Edwards is a civil engineer by training, but a close look at his distinguished career in higher education reveals a different kind of designing and building. In 1965, Edwards put a lucrative job offer with a major oil company on hold to teach at Wytheville Community College in southern Virginia while he was finishing a graduate research project. By the time he finished his doctorate at Virginia Tech in 1970, he had been heavily involved in the building and opening of Germanna Community College in Fredericksburg and was serving as its first dean of instruction. His leadership and creativity skills were soon tapped again, and J. Sargeant Reynolds Community College opened in Richmond two years later. Edwards served as the first provost.

“I’ve been a builder throughout my career,” he says, “and nothing is done by yourself. I believe in teams and working together.” He remembers moving furniture, screwing in lightbulbs, and scrubbing floors. “The work created camaraderie; we made things happen.”

By 1976, Edwards was preparing to make things happen at New River Community College in Dublin, Virginia as he accepted its presidency at the age of 34. Today, a building at the college bears his name.

Edwards came to George Mason in 1988 at the encouragement of longtime friend and colleague J. Wade Gilley. Now enjoying his own retirement, Gilley joined George Mason in 1982 after serving a term as Virginia’s secretary of education. He left the university in 1991 to become president of Marshall University in West Virginia, and he assumed the presidency at the University of Tennessee in 1999.

Under Mason’s former President George Johnson, Edwards’s role as vice president for administration included planning and construction of new facilities; management of access, police, parking, and space allocation operations; and responsibility for all university life activities, including housing, student unions, student activities, and student health. While making an indelible mark on the early stages of transportation planning, university expansion, and economic development in Northern Virginia, Edwards’s leadership also was key to the planning, design, and implementation of the university’s major performing arts initiative, which included raising the curtain on the Concert Hall at the Fairfax Campus.

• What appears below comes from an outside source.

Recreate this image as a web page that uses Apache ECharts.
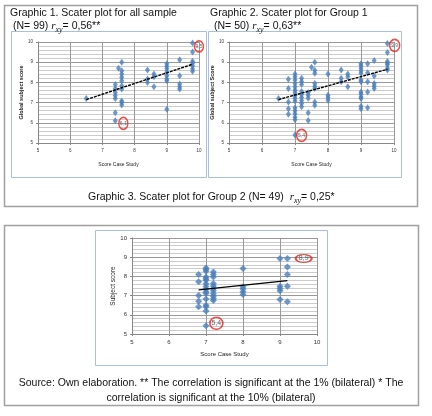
<!DOCTYPE html>
<html>
<head>
<meta charset="utf-8">
<script src="https://cdn.jsdelivr.net/npm/echarts@6/dist/echarts.min.js"></script>
<style>
html, body { margin: 0; padding: 0; background: #fff; }
#main { width: 432px; height: 416px; }
</style>
</head>
<body>
<div id="main"></div>
<script>
// axis ticks (same for both axes in all three plots)
var xTicks = [5, 6, 7, 8, 9, 10];
var yTicks = [5, 6, 7, 8, 9, 10];

// Graphic 1 - all sample
var g1X = [6.5,
    7.4, 7.4, 7.4, 7.4, 7.4, 7.4, 7.4,
    7.5,
    7.6, 7.6, 7.6, 7.6, 7.6, 7.6, 7.6, 7.6, 7.6, 7.6,
    8.4, 8.4, 8.4,
    8.6, 8.6, 8.6,
    9.0, 9.0, 9.0, 9.0, 9.0, 9.0, 9.0, 9.0,
    9.4, 9.4, 9.4, 9.4, 9.4,
    9.8, 9.8, 9.8, 9.8, 9.8, 9.8, 9.8];
var g1Y = [7.2,
    7.9, 7.7, 7.5, 7.35, 7.2, 6.5, 6.1,
    8.7,
    9.0, 8.58, 8.42, 8.25, 8.08, 7.83, 7.67, 7.08, 7.0, 6.88,
    8.62, 8.17, 8.0,
    8.42, 8.28, 7.78,
    8.92, 8.8, 8.67, 8.5, 8.33, 8.17, 8.08, 6.67,
    9.12, 8.33, 7.92, 7.78, 7.67,
    9.95, 9.5, 9.05, 8.95, 8.83, 8.67, 8.55];
var g1TrendX = [6.5, 9.8];
var g1TrendY = [7.15, 8.9];
var g1NoteText = ['9,5', '6,1'];
var g1NoteX = [10.0, 7.65];
var g1NoteY = [9.78, 5.97];

// Graphic 2 - group 1
var g2X = [6.5,
    6.8, 6.8, 6.8, 6.8, 6.8,
    7.0, 7.0, 7.0, 7.0, 7.0, 7.0, 7.0, 7.0, 7.0, 7.0, 7.0, 7.0, 7.0, 7.0, 7.0, 7.0,
    7.2, 7.2, 7.2, 7.2, 7.2, 7.2, 7.2, 7.2, 7.2,
    7.4, 7.4, 7.4, 7.4, 7.4,
    7.5,
    7.6, 7.6, 7.6, 7.6, 7.6, 7.6, 7.6, 7.6,
    8.0, 8.0, 8.0, 8.0,
    8.4, 8.4, 8.4,
    8.6, 8.6, 8.6,
    9.0, 9.0, 9.0, 9.0, 9.0, 9.0, 9.0, 9.0, 9.0, 9.0, 9.0, 9.0, 9.0,
    9.2, 9.2, 9.2, 9.2, 9.2,
    9.4, 9.4, 9.4, 9.4, 9.4,
    9.8, 9.8, 9.8, 9.8, 9.8, 9.8, 9.8];
var g2Y = [7.2,
    8.15, 7.7, 7.03, 6.7, 6.42,
    8.42, 8.28, 8.12, 7.95, 7.78, 7.62, 7.5, 7.35, 7.22, 7.08, 6.75, 6.6, 6.45, 6.28, 6.15, 5.4,
    8.2, 8.05, 7.9, 7.55, 7.4, 7.25, 7.1, 6.95, 6.8,
    7.5, 7.37, 7.22, 6.5, 6.12,
    8.75,
    9.0, 8.6, 8.45, 7.95, 7.8, 7.7, 7.03, 6.87,
    8.42, 7.37, 7.25, 7.12,
    8.62, 8.2, 8.03,
    8.42, 8.28, 7.78,
    8.92, 8.82, 8.7, 8.58, 8.45, 8.12, 8.03, 7.53, 7.42, 7.28, 7.2, 6.82, 6.7,
    8.92, 8.48, 8.03, 7.53, 6.75,
    9.08, 8.32, 7.95, 7.82, 7.7,
    9.92, 9.48, 9.03, 8.95, 8.87, 8.7, 8.62];
var g2TrendX = [6.5, 9.8];
var g2TrendY = [7.15, 8.65];
var g2NoteText = ['9,9', '5,4'];
var g2NoteX = [10.02, 7.2];
var g2NoteY = [9.83, 5.38];

// Graphic 3 - group 2
var g3X = [6.8, 6.8, 6.8, 6.8, 6.8,
    7.0, 7.0, 7.0, 7.0, 7.0, 7.0, 7.0, 7.0, 7.0, 7.0, 7.0, 7.0, 7.0, 7.0, 7.0, 7.0,
    7.2, 7.2, 7.2, 7.2, 7.2, 7.2, 7.2, 7.2, 7.2, 7.2, 7.2,
    8.0, 8.0, 8.0, 8.0, 8.0,
    9.0, 9.0, 9.0, 9.0, 9.0,
    9.2, 9.2, 9.2, 9.2, 9.2];
var g3Y = [8.1, 7.72, 7.0, 6.71, 6.42,
    8.44, 8.36, 8.27, 7.97, 7.88, 7.8, 7.62, 7.48, 7.33, 7.2, 7.11, 6.82, 6.5, 6.42, 6.2, 5.43,
    8.23, 8.1, 7.97, 7.63, 7.5, 7.37, 7.25, 7.1, 6.97, 6.85, 6.75,
    8.41, 7.46, 7.34, 7.2, 7.06,
    8.93, 7.49, 7.37, 7.25, 6.8,
    8.93, 8.49, 8.1, 7.49, 6.68];
var g3TrendX = [6.8, 9.2];
var g3TrendY = [7.3, 7.78];
var g3NoteText = ['8,9', '5,4'];
var g3NoteX = [9.64, 7.28];
var g3NoteY = [8.93, 5.56];

function pairs(xs, ys) {
    return xs.map(function(x, i) { return [x, ys[i]]; });
}

var blue = '#4A7EBB';
var font = 'Liberation Sans';

function xAxisFor(g, small) {
    return {
        type: 'value', gridIndex: g,
        min: xTicks[0], max: xTicks[xTicks.length - 1], interval: 1,
        name: 'Score Case Study', nameLocation: 'middle',
        nameGap: small ? 19 : 17,
        nameTextStyle: { fontSize: small ? 5 : 6, color: '#222', fontFamily: font },
        axisLine: { show: true, lineStyle: { color: '#888', width: 1 } },
        axisTick: { show: true, length: 2, lineStyle: { color: '#888' } },
        axisLabel: { fontSize: small ? 4.5 : 6, color: '#333', margin: 5, fontFamily: font },
        splitLine: { show: true, lineStyle: { color: '#999', width: 1 } }
    };
}

function yAxisFor(g, small, name) {
    return {
        type: 'value', gridIndex: g,
        min: yTicks[0], max: yTicks[yTicks.length - 1], interval: 1,
        name: name, nameLocation: 'middle',
        nameGap: small ? 11 : 15,
        nameTextStyle: { fontSize: small ? 5.5 : 6.5, color: '#222', fontFamily: font,
            fontWeight: small ? 'bold' : 'normal' },
        axisLine: { show: true, lineStyle: { color: '#888', width: 1 } },
        axisTick: { show: true, length: 2, lineStyle: { color: '#888' } },
        minorTick: { show: false, splitNumber: 5 },
        axisLabel: { fontSize: small ? 4.5 : 6, color: '#333', margin: 5, fontFamily: font },
        splitLine: { show: true, lineStyle: { color: '#999', width: 1 } },
        minorSplitLine: { show: true, lineStyle: { color: '#cccccc', width: 1 } }
    };
}

function dots(g, xs, ys, size) {
    return {
        type: 'scatter', xAxisIndex: g, yAxisIndex: g,
        symbol: 'diamond', symbolSize: size,
        itemStyle: { color: blue },
        data: pairs(xs, ys), z: 3
    };
}

function trend(g, xs, ys, dashed) {
    return {
        type: 'line', xAxisIndex: g, yAxisIndex: g,
        symbol: 'none', silent: true,
        lineStyle: { color: '#000', width: dashed ? 1.4 : 1.2, type: dashed ? [3, 1] : 'solid' },
        data: pairs(xs, ys), z: 4
    };
}

function notes(g, texts, xs, ys, sizes, fs) {
    return {
        type: 'scatter', xAxisIndex: g, yAxisIndex: g, clip: false,
        symbol: 'circle',
        itemStyle: { color: 'rgba(255,255,255,0)', borderColor: '#e5231b', borderWidth: 1.6 },
        label: { show: true, position: 'inside', formatter: '{b}', fontSize: fs,
            color: '#444', fontFamily: font },
        data: texts.map(function(t, i) {
            return { name: t, value: [xs[i], ys[i]], symbolSize: sizes[i] };
        }),
        z: 5
    };
}

var rxy = {
    r: { fontStyle: 'italic', fontFamily: 'Liberation Serif', fontSize: 11 },
    s: { fontStyle: 'italic', fontFamily: 'Liberation Serif', fontSize: 8, padding: [7, 0, 0, 0] }
};

function text(x, y, str, align) {
    return {
        type: 'text', x: x, y: y, z: 10,
        style: {
            text: str, rich: rxy, fill: '#111',
            font: '10.5px "Liberation Sans"', align: align || 'left', verticalAlign: 'middle'
        }
    };
}

function box(x, y, w, h, color, lw) {
    return {
        type: 'rect', shape: { x: x, y: y, width: w, height: h }, z: -1,
        style: { fill: 'none', stroke: color, lineWidth: lw }
    };
}

var chart = echarts.init(document.getElementById('main'));

var option = {
    backgroundColor: '#fff',
    animation: false,
    grid: [
        { left: 38, top: 42, width: 161, height: 101 },
        { left: 229, top: 42, width: 165, height: 101 },
        { left: 132, top: 238, width: 185, height: 96 }
    ],
    xAxis: [xAxisFor(0, true), xAxisFor(1, true), xAxisFor(2, false)],
    yAxis: [
        yAxisFor(0, true, 'Global subject score'),
        yAxisFor(1, true, 'Global subject Score'),
        yAxisFor(2, false, 'Subject score')
    ],
    graphic: [
        box(4.5, 5.5, 413, 201, '#a0a0a0', 1.5),
        box(11.5, 31.5, 195, 146, '#a9c0dc', 1),
        box(208.5, 31.5, 193, 146, '#a9c0dc', 1),
        box(4.5, 225.5, 414, 180, '#a0a0a0', 1.5),
        box(95.5, 230.5, 232, 135, '#a9c0dc', 1),
        text(10, 13, 'Graphic 1. Scater plot for all sample'),
        text(13, 26, '(N= 99) {r|r}{s|xy}= 0,56**'),
        text(210, 13, 'Graphic 2. Scater plot for Group 1'),
        text(214, 26, '(N= 50) {r|r}{s|xy}= 0,63**'),
        text(88, 197, 'Graphic 3. Scater plot for Group 2 (N= 49)  {r|r}{s|xy}= 0,25*'),
        text(211, 383, 'Source: Own elaboration. ** The correlation is significant at the 1% (bilateral) * The', 'center'),
        text(211, 398, 'correlation is significant at the 10% (bilateral)', 'center')
    ],
    series: [
        dots(0, g1X, g1Y, [5, 7]),
        trend(0, g1TrendX, g1TrendY, true),
        notes(0, g1NoteText, g1NoteX, g1NoteY, [[9, 11], [9, 12]], 5),
        dots(1, g2X, g2Y, [5, 7]),
        trend(1, g2TrendX, g2TrendY, true),
        notes(1, g2NoteText, g2NoteX, g2NoteY, [[10, 12], [10, 12]], 5),
        dots(2, g3X, g3Y, [7, 7]),
        trend(2, g3TrendX, g3TrendY, false),
        notes(2, g3NoteText, g3NoteX, g3NoteY, [[16, 8], [13, 12]], 7)
    ]
};

chart.setOption(option);
</script>
</body>
</html>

Change and excitement were in the air in 1996 when Johnson retired after 18 years at the university, and President Alan Merten was chosen to take the helm. At the same time, growing pains were affecting the Arlington Campus, and the fledgling Prince William Campus was preparing to move to its permanent home. George Mason was at a crossroads–critical decisions were needed to steer the university in a new direction.

As the distributed university model began to unfold, Merten realized that Edwards’s unique combination of proven leadership and keen sense of responsibility could develop the vision that would lead the two younger campuses to success.

“He became the conscience of each campus,” says Merten, who appointed Edwards to the position of executive vice president that same year.

An advocate of the distributed university concept, Edwards has spent the past several years developing and promoting its principles at the Arlington and Prince William Campuses to build a stronger university that draws from and gives back to the individual communities it serves. He is recognized as an untiring organizer and supporter of collaborative relationships that benefit the university and its constituent communities.

Comparing him to the business school model of a project manager, Merten explains that Edwards knows how to be a team member and how to be a team leader. He also has the ability to draw on outside resources to make things happen.

“Randall has that rare blend of internal and external focus,” he says. “He accumulates responsibility but has no trouble relinquishing it. He does the worrying and delivers the product.”

Merten’s highest praise of Edwards echoes what others say: “He makes things happen without keeping score.”

Merten admires the respect that Edwards has earned in the Arlington and Prince William communities for his leadership. “I’m never at an event in those communities where he isn’t recognized for some accomplishment.”

Edwards is action- and results-oriented and has the foresight and willingness to engage in long-term projects, Merten says. “He doesn’t want to be concerned about the trains running on time, he wants to design the railroad.”

Gilley points out that his friend has made many contributions to Virginia. “He’s smart, he’s had a wonderful career in higher education, he’s raised a great family, and he was one of the last civil engineering majors to play football for Virginia Tech.”

It’s not surprising then to hear Edwards say leadership is like the linebacker who tackles the ball carrier. “If you stay focused on an objective and don’t worry about peripherals, you’ll do okay.”

Commenting on the budget and growth challenges that face George Mason, Edwards says he hopes the university doesn’t back away from growth. “There will be significant opportunities and risks in the next 10 years, but we need to continue to get bigger and stronger.” He explains that this is not the time to get complacent. “The students are there, and the economy will recover. If George Mason doesn’t serve them, another university will,” he says. “We need to stay the course with a sound plan, continue to be entrepreneurial and seize new opportunities, and take a calculated risk that resources will be made available.”

Taking a long look at his career, Edwards says he feels “pretty damn good” about his opportunities and accomplishments. “Nothing is impossible,” says this education pioneer. “The impossible only takes a little longer.”

Note: The George Mason community is invited to a retirement celebration for Edwards on Friday, Jan. 23, 2004, from 4 to 6 p.m. at the Fairfax Campus. Additional details will follow at a later date.